Two horrific crashes that occurred within months of each other had everyone questioning the flight manufacturing company, Boeing. Netflix’s ‘Downfall: The Case Against Boeing’ dives into all the issues that led to Boeing’s 737 Max 8 and the sensor system that was at the center of these crashes. In the wake of the damages done, Dennis Muilenburg, then the CEO of Boeing, was in the firing line and went on to testify in front of Congress during a probe into the two planes that went down. So, if you’re wondering what happened to him since then, here’s what we know.
Who is Dennis Muilenburg?
Dennis grew up in Iowa and began his career as an intern in Boeing in 1985. After working within the company in various roles and departments, he became the CEO of Boeing in July 2015. By then, Dennis was already the President and served as Chairman as well. By 2019, his three-decade-plus tenure at the company ended with heavy scrutiny from customers and shareholders after two crashes that garnered international headlines.

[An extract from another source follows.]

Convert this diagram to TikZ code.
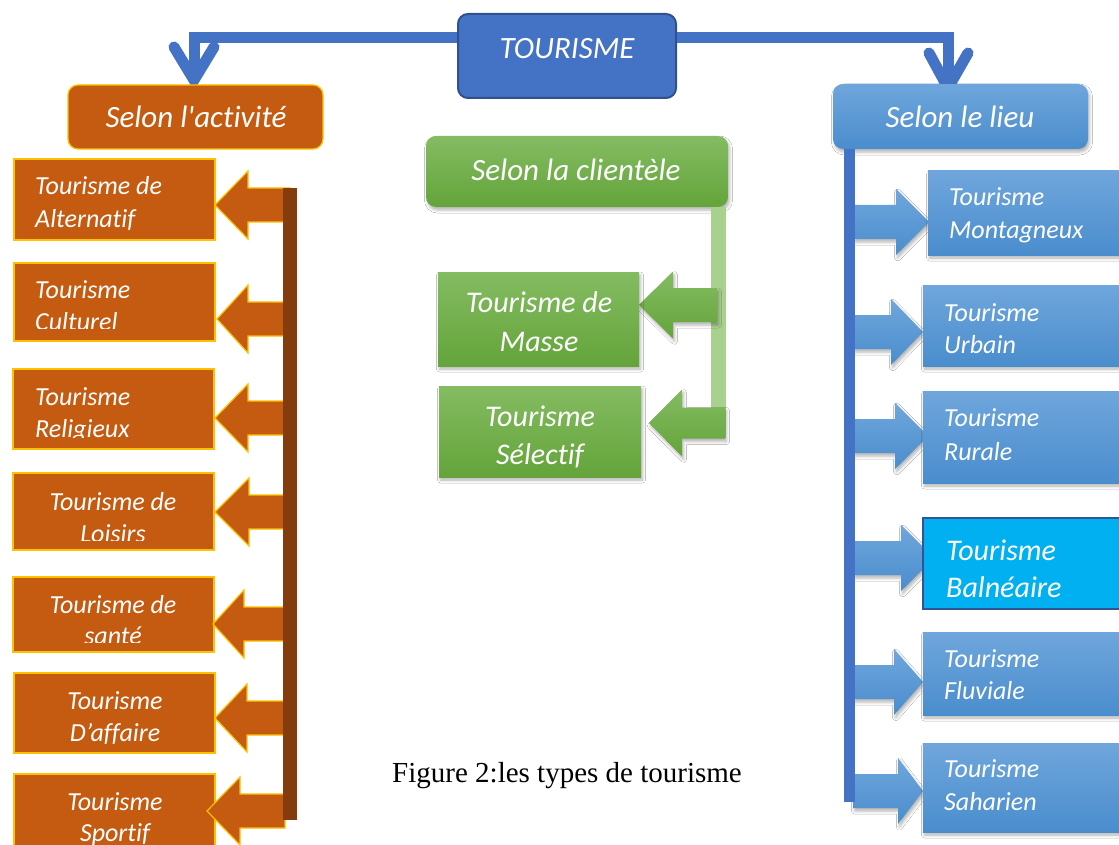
\documentclass[tikz,border=0pt]{standalone}
\usepackage{fontspec}
\setmainfont{Carlito}[Ligatures={TeX,NoCommon}]
\newfontfamily\capfont{Liberation Serif}
\usetikzlibrary{shadows,shadows.blur}
\definecolor{orng}{HTML}{C55A11}
\definecolor{gold}{HTML}{FFC000}
\definecolor{brn}{HTML}{843C0C}
\definecolor{bmain}{HTML}{4472C4}
\definecolor{bdark}{HTML}{2F528F}
\definecolor{btop}{HTML}{6FA6DC}
\definecolor{bbot}{HTML}{4A8DCD}
\definecolor{gtop}{HTML}{84BC62}
\definecolor{gbot}{HTML}{64A43A}
\definecolor{glight}{HTML}{A9D18E}
\definecolor{cyanb}{HTML}{00B0F0}
\definecolor{cyanbd}{HTML}{2F5597}
\newcommand\TwoLn[7]{\node[#2] (#1a) at (#3,#4) {#6};\node[#2] (#1b) at (#3,#5) {#7};}
\newcommand\LArr[7]{\path[#1] (#2,#3) -- (#4,#3-#6) -- (#4,#3-#7) -- (#5,#3-#7) -- (#5,#3+#7) -- (#4,#3+#7) -- (#4,#3+#6) -- cycle;}
\begin{document}
\begin{tikzpicture}[x=1pt,y=-1pt,
  shd/.style={blur shadow={shadow xshift=1.5pt, shadow yshift=-3pt, shadow blur radius=3pt, shadow opacity=30}},
  tbox/.style={draw=bdark, line width=2pt, fill=bmain, rounded corners=10pt, minimum width=218, minimum height=84, inner sep=0},
  obox/.style={draw=gold, line width=1.3pt, fill=orng, inner sep=0},
  bbox/.style={top color=btop, bottom color=bbot, draw=none, inner sep=0, shd},
  gbox/.style={top color=gtop, bottom color=gbot, draw=none, inner sep=0, shd},
  cbox/.style={fill=cyanb, draw=cyanbd, line width=2pt, inner sep=0},
  htxt/.style={text=white, font=\fontsize{31}{37}\selectfont\itshape, inner sep=0, anchor=base},
  ltxt/.style={text=white, font=\fontsize{26}{31}\selectfont\itshape, inner sep=0, anchor=base west},
  ctxt/.style={ltxt, anchor=base},
  gtxt/.style={text=white, font=\fontsize{30}{36}\selectfont\itshape, inner sep=0, anchor=base},
  wtxt/.style={gtxt, anchor=base west},
  oarr/.style={fill=orng, draw=gold, line width=1.2pt, line join=miter},
  barr/.style={top color=btop, bottom color=bbot, shd},
  garr/.style={top color=gtop, bottom color=gbot, shd},
  conn/.style={draw=bmain, line width=11pt},
  chev/.style={draw=bmain, line width=11pt, line cap=round, line join=miter},
]
\fill[white] (0,0) rectangle (1119,845);
\useasboundingbox (0,0) rectangle (1119,845);

% ---- top level
\node[tbox] (tour) at (567,56) {};
\node[htxt] (tourt) at (567,58.5) {TOURISME};
\coordinate (lt) at (194,80);
\coordinate (rt) at (948,88);
\draw[conn] ([yshift=18pt]tour.west) -| (lt);
\draw[conn] ([yshift=18pt]tour.east) -| (rt);
\draw[chev] (174,47) -- (lt) -- (214,47);
\draw[chev] (929,53) -- (rt) -- (968,53);

\node[obox, rounded corners=10pt, minimum width=255, minimum height=64] (act) at (195.5,117) {};
\node[htxt] (actt) at (196,128) {Selon l\textquotesingle activité};
\node[bbox, rounded corners=10pt, minimum width=255, minimum height=65] (lieu) at (960.5,116.5) {};
\node[htxt] (lieut) at (960,128) {Selon le lieu};
\node[gbox, rounded corners=10pt, minimum width=302, minimum height=71] (cli) at (577,171.5) {};
\node[htxt] (clit) at (576,181) {Selon la clientèle};

% ---- left column (activité)
\node[obox, minimum width=201, minimum height=81] (a1) at (114.5,199.5) {};
\TwoLn{a1t}{ltxt}{35}{195}{228}{Tourisme de}{Alternatif}
\node[obox, minimum width=201, minimum height=78] (a2) at (114.5,302) {};
\begin{scope}\clip (14,264) rectangle (215,328);
\TwoLn{a2t}{ltxt}{35}{298}{330}{Tourisme}{Culturel}
\end{scope}
\node[obox, minimum width=201, minimum height=80] (a3) at (113.5,409) {};
\begin{scope}\clip (13,370) rectangle (214,437);
\TwoLn{a3t}{ltxt}{35}{405}{437}{Tourisme}{Religieux}
\end{scope}
\node[obox, minimum width=201, minimum height=77] (a4) at (113.5,511.5) {};
\begin{scope}\clip (13,474) rectangle (214,540);
\TwoLn{a4t}{ctxt}{113}{510}{542}{Tourisme de}{Loisirs}
\end{scope}
\node[obox, minimum width=201, minimum height=75] (a5) at (113.5,614.5) {};
\begin{scope}\clip (13,578) rectangle (214,642);
\TwoLn{a5t}{ctxt}{113}{613}{644}{Tourisme de}{santé}
\end{scope}
\node[obox, minimum width=201, minimum height=80] (a6) at (114.5,713) {};
\TwoLn{a6t}{ctxt}{115}{709}{741}{Tourisme}{D’affaire}
\node[obox, minimum width=201, minimum height=86] (a7) at (114.5,817) {};
\TwoLn{a7t}{ctxt}{115}{810}{841}{Tourisme}{Sportif}

\LArr{oarr}{215}{205}{248}{290}{34}{17}
\LArr{oarr}{217}{319}{248}{290}{34}{17}
\LArr{oarr}{215}{418}{248}{290}{34}{17}
\LArr{oarr}{215}{512}{249}{290}{34}{17}
\LArr{oarr}{213}{624}{244}{290}{34}{17}
\LArr{oarr}{215}{718}{247}{290}{34}{17}
\LArr{oarr}{207}{811}{240}{285}{34}{17}
\fill[brn] (283,188) rectangle (297,820);

% ---- middle column (clientèle)
\draw[glight, line width=15pt] ([xshift=-10pt]cli.south east) -- ++(0,231);
\LArr{garr}{639}{305}{673}{717}{33.5}{17}
\LArr{garr}{649}{423}{682}{725}{33.5}{15.5}
\node[gbox, minimum width=201, minimum height=94] (g1) at (538.5,319) {};
\TwoLn{g1t}{gtxt}{539}{312.5}{351.5}{Tourisme de}{Masse}
\node[gbox, minimum width=202, minimum height=91] (g2) at (540,431.5) {};
\TwoLn{g2t}{gtxt}{540}{426.5}{464.5}{Tourisme}{Sélectif}

% ---- right column (lieu)
\LArr{barr}{929}{222}{896}{853}{33}{17}
\LArr{barr}{923}{332}{891}{853}{33}{17}
\LArr{barr}{928}{436}{895}{853}{33}{17}
\LArr{barr}{934}{558}{901}{853}{33}{17}
\LArr{barr}{923}{682}{894}{853}{33}{17}
\LArr{barr}{923}{791}{898}{853}{33}{17}
\draw[draw=bmain, line width=11pt] ([xshift=17pt]lieu.south west) -- ++(0,653);

\node[bbox, minimum width=212, minimum height=84] (r1) at (1034,213) {};
\TwoLn{r1t}{ltxt}{949}{206}{239}{Tourisme}{Montagneux}
\node[bbox, minimum width=217, minimum height=81] (r2) at (1031.5,325.5) {};
\TwoLn{r2t}{ltxt}{944}{321}{353}{Tourisme}{Urbain}
\node[bbox, minimum width=217, minimum height=92] (r3) at (1031.5,437) {};
\TwoLn{r3t}{ltxt}{944}{426}{460}{Tourisme}{Rurale}
\node[cbox, minimum width=217, minimum height=91] (r4) at (1031.5,563.5) {};
\TwoLn{r4t}{wtxt}{946}{560.5}{597.5}{Tourisme}{Balnéaire}
\node[bbox, minimum width=217, minimum height=83] (r5) at (1031.5,673.5) {};
\TwoLn{r5t}{ltxt}{944}{667}{699}{Tourisme}{Fluviale}
\node[bbox, minimum width=217, minimum height=89] (r6) at (1031.5,787.5) {};
\TwoLn{r6t}{ltxt}{944}{777}{810}{Tourisme}{Saharien}

% ---- caption
\node[font=\capfont\fontsize{29}{34}\selectfont, anchor=base, inner sep=0] (cap) at (567,782.5) {Figure 2:les types de tourisme};
\end{tikzpicture}
\end{document}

In October 2018, a Lion Air flight went down minutes after taking off, crashing into the Java Sea off Indonesia. Just months later, an Ethiopian Airlines flight crashed into the ground similarly in Addis Ababa, Ethiopia. Both companies used the same plane, the Boeing 737 Max 8, and crashed under similar circumstances.

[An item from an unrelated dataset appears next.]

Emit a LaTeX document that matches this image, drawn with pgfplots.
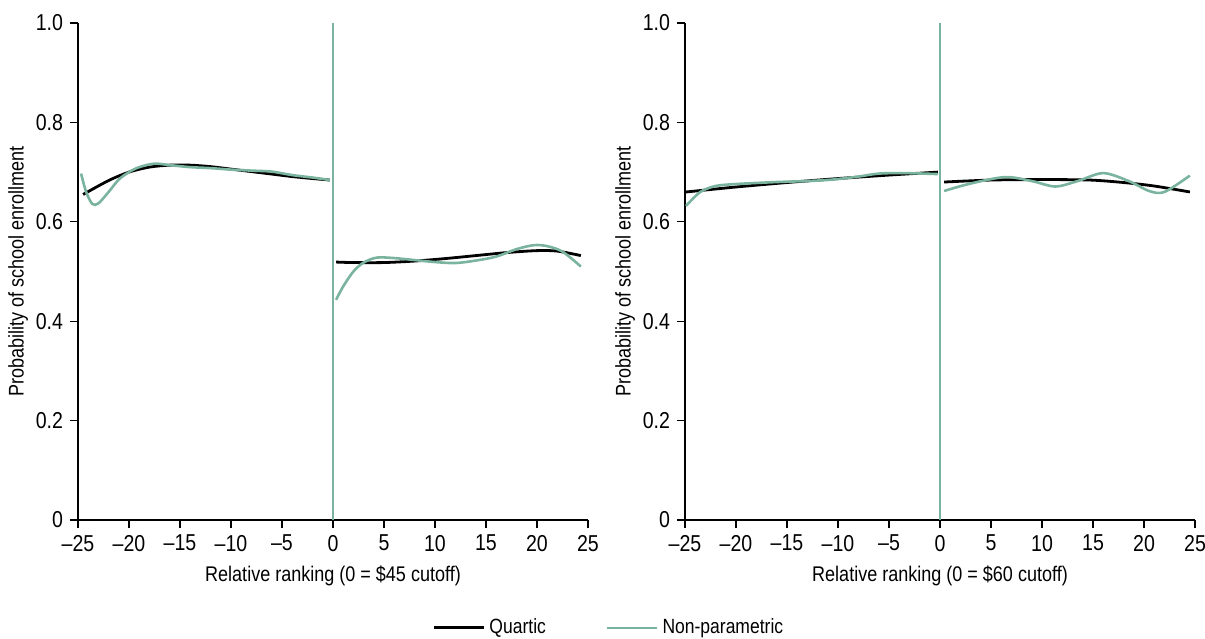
\documentclass[border=0pt]{standalone}
\usepackage{pgfplots}
\pgfplotsset{compat=1.18}
\usepackage{fontspec}
\setmainfont{Liberation Sans}[FakeStretch=0.85]
\definecolor{npgreen}{RGB}{122,180,158}
\pgfplotsset{
  myax/.style={
    scale only axis, width=255pt, height=248.5pt,
    xmin=-25, xmax=25, ymin=0, ymax=1,
    axis lines*=left,
    axis line style={line width=0.6pt},
    tick style={black, line width=0.6pt},
    tick align=outside, major tick length=4pt,
    xtick={-25,-20,...,25},
    xticklabels={–25,–20,–15,–10,–5,0,5,10,15,20,25},
    ytick={0,0.2,0.4,0.6,0.8,1.0},
    yticklabels={0,0.2,0.4,0.6,0.8,1.0},
    ticklabel style={font=\fontsize{11.5}{13}\selectfont},
    label style={font=\fontsize{10.6}{12}\selectfont},
    xlabel style={at={(axis description cs:0.5,0)}, anchor=center, yshift=-28pt},
    ylabel style={yshift=-3pt},
    /pgf/number format/assume math mode=true,
    clip=false,
  },
  quart/.style={black, line width=1.4pt, smooth, tension=0.5},
  np/.style={npgreen, line width=1.3pt, smooth, tension=0.5},
}
\begin{document}
\begin{tikzpicture}
\path[use as bounding box] (0,0) rectangle (602.5pt,319pt);
\begin{axis}[myax, at={(39pt,59pt)}, anchor=south west,
  xlabel={Relative ranking (0 = \$45 cutoff)},
  ylabel={Probability of school enrollment},
  legend columns=2,
  legend style={at={(axis description cs:1.043,-0.217)}, anchor=center, draw=none, fill=none,
    font=\fontsize{10.3}{12}\selectfont, /tikz/every even column/.append style={column sep=28pt}},
  legend image code/.code={\draw[#1] (0pt,0pt) -- (25pt,0pt);},
]
\addplot[npgreen, line width=0.8pt, forget plot] coordinates {(0,0) (0,1)};
\addplot[quart] coordinates {(-24.5,0.655) (-22,0.683) (-20,0.700) (-18,0.710) (-16,0.714) (-14,0.714) (-12,0.711) (-10,0.706) (-8,0.701) (-6,0.696) (-4,0.691) (-2,0.687) (-0.3,0.684)};
\addlegendentry{Quartic}
\addplot[np] coordinates {(-24.7,0.697) (-24.2,0.66) (-23.6,0.636) (-23,0.637) (-22,0.66) (-21,0.685) (-20,0.700) (-19,0.710) (-17.5,0.717) (-16,0.714) (-14,0.710) (-12,0.708) (-10,0.705) (-8,0.703) (-6,0.701) (-4,0.694) (-2,0.689) (-0.3,0.684)};
\addlegendentry{Non-parametric}
\addplot[quart, forget plot] coordinates {(0.3,0.519) (2,0.518) (5,0.518) (8,0.521) (11,0.526) (14,0.532) (17,0.538) (20,0.542) (22,0.541) (24.3,0.532)};
\addplot[np, forget plot] coordinates {(0.3,0.443) (1,0.47) (2,0.500) (3,0.518) (4.3,0.528) (6,0.527) (8,0.523) (10,0.519) (12,0.517) (14,0.522) (16,0.530) (18,0.545) (19.7,0.553) (21,0.551) (22.5,0.540) (24.3,0.510)};
\end{axis}
\begin{axis}[myax, at={(342.5pt,59pt)}, anchor=south west,
  xlabel={Relative ranking (0 = \$60 cutoff)},
  ylabel={Probability of school enrollment},
]
\addplot[npgreen, line width=0.8pt] coordinates {(0,0) (0,1)};
\addplot[quart] coordinates {(-24.9,0.660) (-20,0.670) (-15,0.679) (-10,0.687) (-5,0.694) (-0.2,0.700)};
\addplot[np] coordinates {(-24.9,0.632) (-23.5,0.660) (-22,0.672) (-20,0.676) (-16,0.680) (-13,0.682) (-10.5,0.685) (-8,0.691) (-6,0.697) (-3.5,0.698) (-0.2,0.696)};
\addplot[quart] coordinates {(0.4,0.680) (5,0.684) (10,0.685) (14.7,0.684) (18,0.679) (21,0.672) (24.5,0.660)};
\addplot[np] coordinates {(0.4,0.662) (3,0.677) (6.4,0.690) (9,0.682) (11.3,0.671) (13.5,0.682) (16,0.698) (18.5,0.682) (20.5,0.662) (22,0.660) (24.5,0.693)};
\end{axis}
\end{tikzpicture}
\end{document}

The total number of casualties was close to 350 people. Investigators learned that the pilots had difficulty controlling the MCAS, a program that erroneously caused the flight’s noses to go down once the angle-of-attack sensors started malfunctioning. The faulty readings resulted in a series of events that ultimately caused the planes to crash. After these two catastrophes, Dennis testified that the plane, as per the company, was still safe to fly with additional pilot training and said grounding the aircraft was not required until more data was available.
However, multiple other countries decided to ground the planes owing to safety concerns. During the congressional hearing, a senator stated that Boeing lobbied regulators to keep information regarding MCAS from the pilot manuals and training. The investigation centered on whether the company downplayed safety risks with the system to put out a product faster, owing to competitive pressure. Internal company communications showed that a test pilot reported problems with the MCAS as early as 2016.

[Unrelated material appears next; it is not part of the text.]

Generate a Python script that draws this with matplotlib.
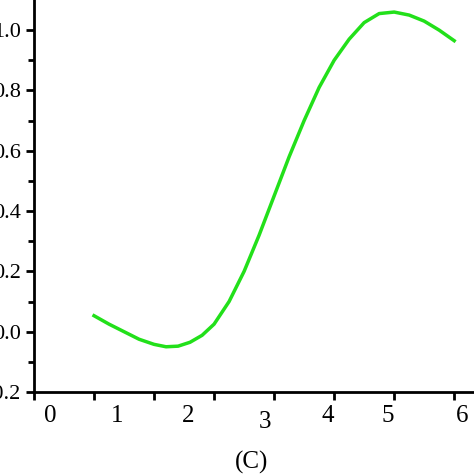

Where is Dennis Muilenburg Now?
Dennis’ response to the crashes was criticized at the time. After being removed as the chairman of the company in October 2019, he was fired from the position of CEO in December of the same year. Dennis received more than $60 million in benefits as a result. He has since resurfaced as the CEO of New Vista Acquisition, which many have called a “blank check company,” and serves as a venture advisor for a venture capital firm. From what we can tell, Dennis lives with his family in Iowa.